## Work to be completed:
Retype the whole listing verbatim and keep the pictures out of it.
* begin Data segment *
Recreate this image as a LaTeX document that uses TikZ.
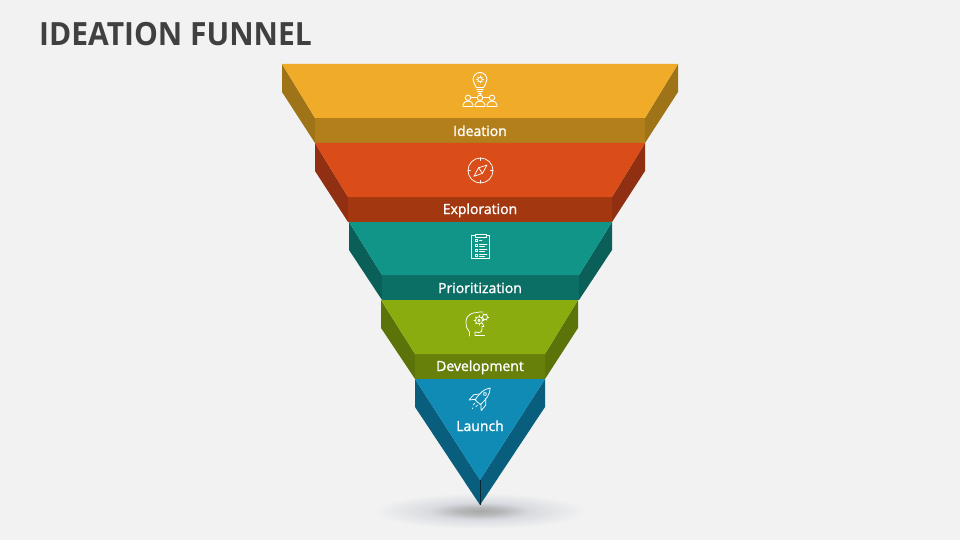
\documentclass[tikz,border=0pt]{standalone}
\usepackage{fontspec}
\setmainfont{Open Sans}
\newfontfamily\labfont[FakeBold=1.4]{Open Sans}
\definecolor{bgc}{HTML}{F2F2F2}
\definecolor{oA}{HTML}{F0AB28}\definecolor{oB}{HTML}{B37F1B}\definecolor{oC}{HTML}{9F7419}
\definecolor{rA}{HTML}{DA4C18}\definecolor{rB}{HTML}{A23710}\definecolor{rC}{HTML}{902F11}
\definecolor{tA}{HTML}{109588}\definecolor{tB}{HTML}{0B6F66}\definecolor{tC}{HTML}{0A6059}
\definecolor{gA}{HTML}{8AAC0F}\definecolor{gB}{HTML}{66800A}\definecolor{gC}{HTML}{5B7409}
\definecolor{bA}{HTML}{0F8BB5}\definecolor{bC}{HTML}{095E7D}
\definecolor{titlec}{HTML}{404040}
\definecolor{shA}{HTML}{A8A8A8}\definecolor{shB}{HTML}{D8DBE0}
\pgfdeclareradialshading{floorshadow}{\pgfpoint{0bp}{0bp}}{color(0bp)=(shA); color(5bp)=(shA!70!shB); color(12bp)=(shB); color(25bp)=(bgc); color(50bp)=(bgc)}
\tikzset{
 lab/.style={text=white,font=\labfont\fontsize{14}{16}\selectfont,inner sep=0pt,anchor=base},
 ico/.style={draw=white,line width=0.9pt,line cap=round,line join=round,fill=none},
 thin ico/.style={draw=white,line width=0.75pt,line cap=round,line join=round,fill=none}
}
\begin{document}
\begin{tikzpicture}[x=1pt,y=-1pt]
\useasboundingbox (0,0) rectangle (960,540);
\fill[bgc] (0,0) rectangle (960,540);
\node[anchor=west,inner sep=0pt,text=titlec,font=\fontsize{32}{36}\selectfont\bfseries,xscale=.938,transform shape] (title) at (39,34) {IDEATION FUNNEL};
% shadow
\shade[shading=floorshadow] (480,511) ellipse [x radius=106,y radius=18];
% level 1
\fill[oC] (282,64)--(315,118)--(315,143)--(282,92)--cycle;
\fill[oC] (678,64)--(645,118)--(645,143)--(678,92)--cycle;
\fill[oB] (315,118) rectangle (645,143);
\fill[oA] (282,64)--(678,64)--(645,118)--(315,118)--cycle;
% level 2
\fill[rC] (315,143)--(348,197)--(348,222)--(315,171)--cycle;
\fill[rC] (645,143)--(612,197)--(612,222)--(645,171)--cycle;
\fill[rB] (348,197) rectangle (612,222);
\fill[rA] (315,143)--(645,143)--(612,197)--(348,197)--cycle;
% level 3
\fill[tC] (349,222)--(382,275)--(382,300)--(349,250)--cycle;
\fill[tC] (612,222)--(579,275)--(579,300)--(612,250)--cycle;
\fill[tB] (382,275) rectangle (579,300);
\fill[tA] (349,222)--(612,222)--(579,275)--(382,275)--cycle;
% level 4
\fill[gC] (381,300)--(415,354)--(415,379)--(381,328)--cycle;
\fill[gC] (578,300)--(545,354)--(545,379)--(578,328)--cycle;
\fill[gB] (415,354) rectangle (545,379);
\fill[gA] (381,300)--(578,300)--(545,354)--(415,354)--cycle;
% level 5
\fill[bC] (415,379)--(480,480)--(480,505)--(415,407)--cycle;
\fill[bC] (545,379)--(480,480)--(480,505)--(545,407)--cycle;
\fill[bA] (415,379)--(545,379)--(480,480)--cycle;
\draw[black!60!bC,line width=0.6pt] (480,480)--(480,505);
% labels
\node[lab] (l1) at (480,136) {Ideation};
\node[lab] (l2) at (480,214) {Exploration};
\node[lab] (l3) at (480,293) {Prioritization};
\node[lab] (l4) at (480,371) {Development};
\node[lab] (l5) at (480,431) {Launch};
% icon 1: bulb with people
\draw[ico] (476.3,87.5) .. controls (475.5,84.5) and (473,83) .. (473,79.5) arc[start angle=180,end angle=360,radius=7] .. controls (487,83) and (484.5,84.5) .. (483.7,87.5) -- cycle;
\draw[thin ico] (480,79.5) circle[radius=2.2];
\foreach \a in {0,45,...,315}\draw[thin ico] (480,79.5)++(\a:2.2)--++(\a:1.3);
\draw[thin ico] (476.8,89.5)--(483.2,89.5) (477.5,91.5)--(482.5,91.5) (478.5,93)--(481.5,93);
\draw[thin ico] (480,93)--(480,95);
\foreach \x in {468,480,492}{
 \draw[ico] (\x,97.8) circle[radius=2.7];
 \draw[ico] (\x-5,106.5) -- (\x-5,105) arc[start angle=180,end angle=360,x radius=5,y radius=4] -- (\x+5,106.5) -- cycle;
}
\draw[thin ico] (470.7,97.5)--(477.3,97.5) (482.7,97.5)--(489.3,97.5);
% icon 2: compass
\draw[thin ico] (480.5,170.5) circle[radius=12.5];
\foreach \a in {0,90,180,270}\draw[thin ico] (480.5,170.5)++(\a:12.5)--++(\a:-2.5);
\draw[thin ico] (487,165)--(478.5,167.8)--(474,176.3)--(482.5,173.3)--cycle;
\draw[thin ico] (478.5,167.8)--(482.5,173.3);
% icon 3: clipboard
\draw[ico] (471.5,235.5) rectangle (489.3,258.7);
\draw[ico,fill=tA] (475.2,234) rectangle (486,237.2);
\foreach \y in {240.7,245.4,250.3,255}{
 \draw[ico] (475.5,\y-1) rectangle (477.7,\y+1);
}
\foreach \y in {245.4,250.3,255}{
 \draw[thin ico] (479.5,\y-.8)--(487,\y-.8);
 \draw[thin ico] (479.5,\y+1)--(484.5,\y+1);
}
\draw[thin ico] (479.5,240.7)--(482,240.7);
% icon 4: head with gears
\draw[thin ico] (469.5,336)--(469.5,332) .. controls (468,330) and (466,328) .. (466,322) .. controls (466,315) and (472,312.5) .. (477,312.5) .. controls (479,312) and (481,311.5) .. (483,312);
\draw[thin ico] (484.5,335.5) -- (475,335.5) -- (475,332) -- (479,332.5) .. controls (481,332.5) and (482,331.5) .. (482,329) -- (482,326.5) -- (484,326.5) -- (482.5,323.5);
\draw[thin ico] (479,320.3) circle[radius=3.6];
\draw[thin ico] (479,320.3) circle[radius=1.2];
\foreach \a in {0,45,...,315}\draw[thin ico] (479,320.3)++(\a:3.6)--++(\a:1.4);
\draw[thin ico] (485,317) circle[radius=2.6];
\foreach \a in {0,60,...,300}\draw[thin ico] (485,317)++(\a:2.6)--++(\a:1.2);
% icon 5: rocket
\begin{scope}[shift={(481,398.5)},rotate=-41]
\draw[thin ico] (0,-14) .. controls (4.2,-9) and (4.5,-3) .. (3.5,5) -- (-3.5,5) .. controls (-4.5,-3) and (-4.2,-9) .. (0,-14) -- cycle;
\draw[thin ico] (-3.6,-3) -- (-8,2) -- (-8,9) -- (-3.5,4);
\draw[thin ico] (3.6,-3) -- (8,2) -- (8,9) -- (3.5,4);
\draw[thin ico] (0,-6) circle[radius=1.7];
\draw[thin ico] (-1.6,7.5) -- (-1.6,10) (1.6,7.5) -- (1.6,9.5);
\draw[thin ico] (0,12.5)--(0,13.5);
\end{scope}
\end{tikzpicture}
\end{document}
* end Data segment *
## Final answer:
Recreate this image as a LaTeX document that uses TikZ.
\documentclass[tikz,border=0pt]{standalone}
\usepackage{fontspec}
\setmainfont{Open Sans}
\newfontfamily\labfont[FakeBold=1.4]{Open Sans}
\definecolor{bgc}{HTML}{F2F2F2}
\definecolor{oA}{HTML}{F0AB28}\definecolor{oB}{HTML}{B37F1B}\definecolor{oC}{HTML}{9F7419}
\definecolor{rA}{HTML}{DA4C18}\definecolor{rB}{HTML}{A23710}\definecolor{rC}{HTML}{902F11}
\definecolor{tA}{HTML}{109588}\definecolor{tB}{HTML}{0B6F66}\definecolor{tC}{HTML}{0A6059}
\definecolor{gA}{HTML}{8AAC0F}\definecolor{gB}{HTML}{66800A}\definecolor{gC}{HTML}{5B7409}
\definecolor{bA}{HTML}{0F8BB5}\definecolor{bC}{HTML}{095E7D}
\definecolor{titlec}{HTML}{404040}
\definecolor{shA}{HTML}{A8A8A8}\definecolor{shB}{HTML}{D8DBE0}
\pgfdeclareradialshading{floorshadow}{\pgfpoint{0bp}{0bp}}{color(0bp)=(shA); color(5bp)=(shA!70!shB); color(12bp)=(shB); color(25bp)=(bgc); color(50bp)=(bgc)}
\tikzset{
 lab/.style={text=white,font=\labfont\fontsize{14}{16}\selectfont,inner sep=0pt,anchor=base},
 ico/.style={draw=white,line width=0.9pt,line cap=round,line join=round,fill=none},
 thin ico/.style={draw=white,line width=0.75pt,line cap=round,line join=round,fill=none}
}
\begin{document}
\begin{tikzpicture}[x=1pt,y=-1pt]
\useasboundingbox (0,0) rectangle (960,540);
\fill[bgc] (0,0) rectangle (960,540);
\node[anchor=west,inner sep=0pt,text=titlec,font=\fontsize{32}{36}\selectfont\bfseries,xscale=.938,transform shape] (title) at (39,34) {IDEATION FUNNEL};
% shadow
\shade[shading=floorshadow] (480,511) ellipse [x radius=106,y radius=18];
% level 1
\fill[oC] (282,64)--(315,118)--(315,143)--(282,92)--cycle;
\fill[oC] (678,64)--(645,118)--(645,143)--(678,92)--cycle;
\fill[oB] (315,118) rectangle (645,143);
\fill[oA] (282,64)--(678,64)--(645,118)--(315,118)--cycle;
% level 2
\fill[rC] (315,143)--(348,197)--(348,222)--(315,171)--cycle;
\fill[rC] (645,143)--(612,197)--(612,222)--(645,171)--cycle;
\fill[rB] (348,197) rectangle (612,222);
\fill[rA] (315,143)--(645,143)--(612,197)--(348,197)--cycle;
% level 3
\fill[tC] (349,222)--(382,275)--(382,300)--(349,250)--cycle;
\fill[tC] (612,222)--(579,275)--(579,300)--(612,250)--cycle;
\fill[tB] (382,275) rectangle (579,300);
\fill[tA] (349,222)--(612,222)--(579,275)--(382,275)--cycle;
% level 4
\fill[gC] (381,300)--(415,354)--(415,379)--(381,328)--cycle;
\fill[gC] (578,300)--(545,354)--(545,379)--(578,328)--cycle;
\fill[gB] (415,354) rectangle (545,379);
\fill[gA] (381,300)--(578,300)--(545,354)--(415,354)--cycle;
% level 5
\fill[bC] (415,379)--(480,480)--(480,505)--(415,407)--cycle;
\fill[bC] (545,379)--(480,480)--(480,505)--(545,407)--cycle;
\fill[bA] (415,379)--(545,379)--(480,480)--cycle;
\draw[black!60!bC,line width=0.6pt] (480,480)--(480,505);
% labels
\node[lab] (l1) at (480,136) {Ideation};
\node[lab] (l2) at (480,214) {Exploration};
\node[lab] (l3) at (480,293) {Prioritization};
\node[lab] (l4) at (480,371) {Development};
\node[lab] (l5) at (480,431) {Launch};
% icon 1: bulb with people
\draw[ico] (476.3,87.5) .. controls (475.5,84.5) and (473,83) .. (473,79.5) arc[start angle=180,end angle=360,radius=7] .. controls (487,83) and (484.5,84.5) .. (483.7,87.5) -- cycle;
\draw[thin ico] (480,79.5) circle[radius=2.2];
\foreach \a in {0,45,...,315}\draw[thin ico] (480,79.5)++(\a:2.2)--++(\a:1.3);
\draw[thin ico] (476.8,89.5)--(483.2,89.5) (477.5,91.5)--(482.5,91.5) (478.5,93)--(481.5,93);
\draw[thin ico] (480,93)--(480,95);
\foreach \x in {468,480,492}{
 \draw[ico] (\x,97.8) circle[radius=2.7];
 \draw[ico] (\x-5,106.5) -- (\x-5,105) arc[start angle=180,end angle=360,x radius=5,y radius=4] -- (\x+5,106.5) -- cycle;
}
\draw[thin ico] (470.7,97.5)--(477.3,97.5) (482.7,97.5)--(489.3,97.5);
% icon 2: compass
\draw[thin ico] (480.5,170.5) circle[radius=12.5];
\foreach \a in {0,90,180,270}\draw[thin ico] (480.5,170.5)++(\a:12.5)--++(\a:-2.5);
\draw[thin ico] (487,165)--(478.5,167.8)--(474,176.3)--(482.5,173.3)--cycle;
\draw[thin ico] (478.5,167.8)--(482.5,173.3);
% icon 3: clipboard
\draw[ico] (471.5,235.5) rectangle (489.3,258.7);
\draw[ico,fill=tA] (475.2,234) rectangle (486,237.2);
\foreach \y in {240.7,245.4,250.3,255}{
 \draw[ico] (475.5,\y-1) rectangle (477.7,\y+1);
}
\foreach \y in {245.4,250.3,255}{
 \draw[thin ico] (479.5,\y-.8)--(487,\y-.8);
 \draw[thin ico] (479.5,\y+1)--(484.5,\y+1);
}
\draw[thin ico] (479.5,240.7)--(482,240.7);
% icon 4: head with gears
\draw[thin ico] (469.5,336)--(469.5,332) .. controls (468,330) and (466,328) .. (466,322) .. controls (466,315) and (472,312.5) .. (477,312.5) .. controls (479,312) and (481,311.5) .. (483,312);
\draw[thin ico] (484.5,335.5) -- (475,335.5) -- (475,332) -- (479,332.5) .. controls (481,332.5) and (482,331.5) .. (482,329) -- (482,326.5) -- (484,326.5) -- (482.5,323.5);
\draw[thin ico] (479,320.3) circle[radius=3.6];
\draw[thin ico] (479,320.3) circle[radius=1.2];
\foreach \a in {0,45,...,315}\draw[thin ico] (479,320.3)++(\a:3.6)--++(\a:1.4);
\draw[thin ico] (485,317) circle[radius=2.6];
\foreach \a in {0,60,...,300}\draw[thin ico] (485,317)++(\a:2.6)--++(\a:1.2);
% icon 5: rocket
\begin{scope}[shift={(481,398.5)},rotate=-41]
\draw[thin ico] (0,-14) .. controls (4.2,-9) and (4.5,-3) .. (3.5,5) -- (-3.5,5) .. controls (-4.5,-3) and (-4.2,-9) .. (0,-14) -- cycle;
\draw[thin ico] (-3.6,-3) -- (-8,2) -- (-8,9) -- (-3.5,4);
\draw[thin ico] (3.6,-3) -- (8,2) -- (8,9) -- (3.5,4);
\draw[thin ico] (0,-6) circle[radius=1.7];
\draw[thin ico] (-1.6,7.5) -- (-1.6,10) (1.6,7.5) -- (1.6,9.5);
\draw[thin ico] (0,12.5)--(0,13.5);
\end{scope}
\end{tikzpicture}
\end{document}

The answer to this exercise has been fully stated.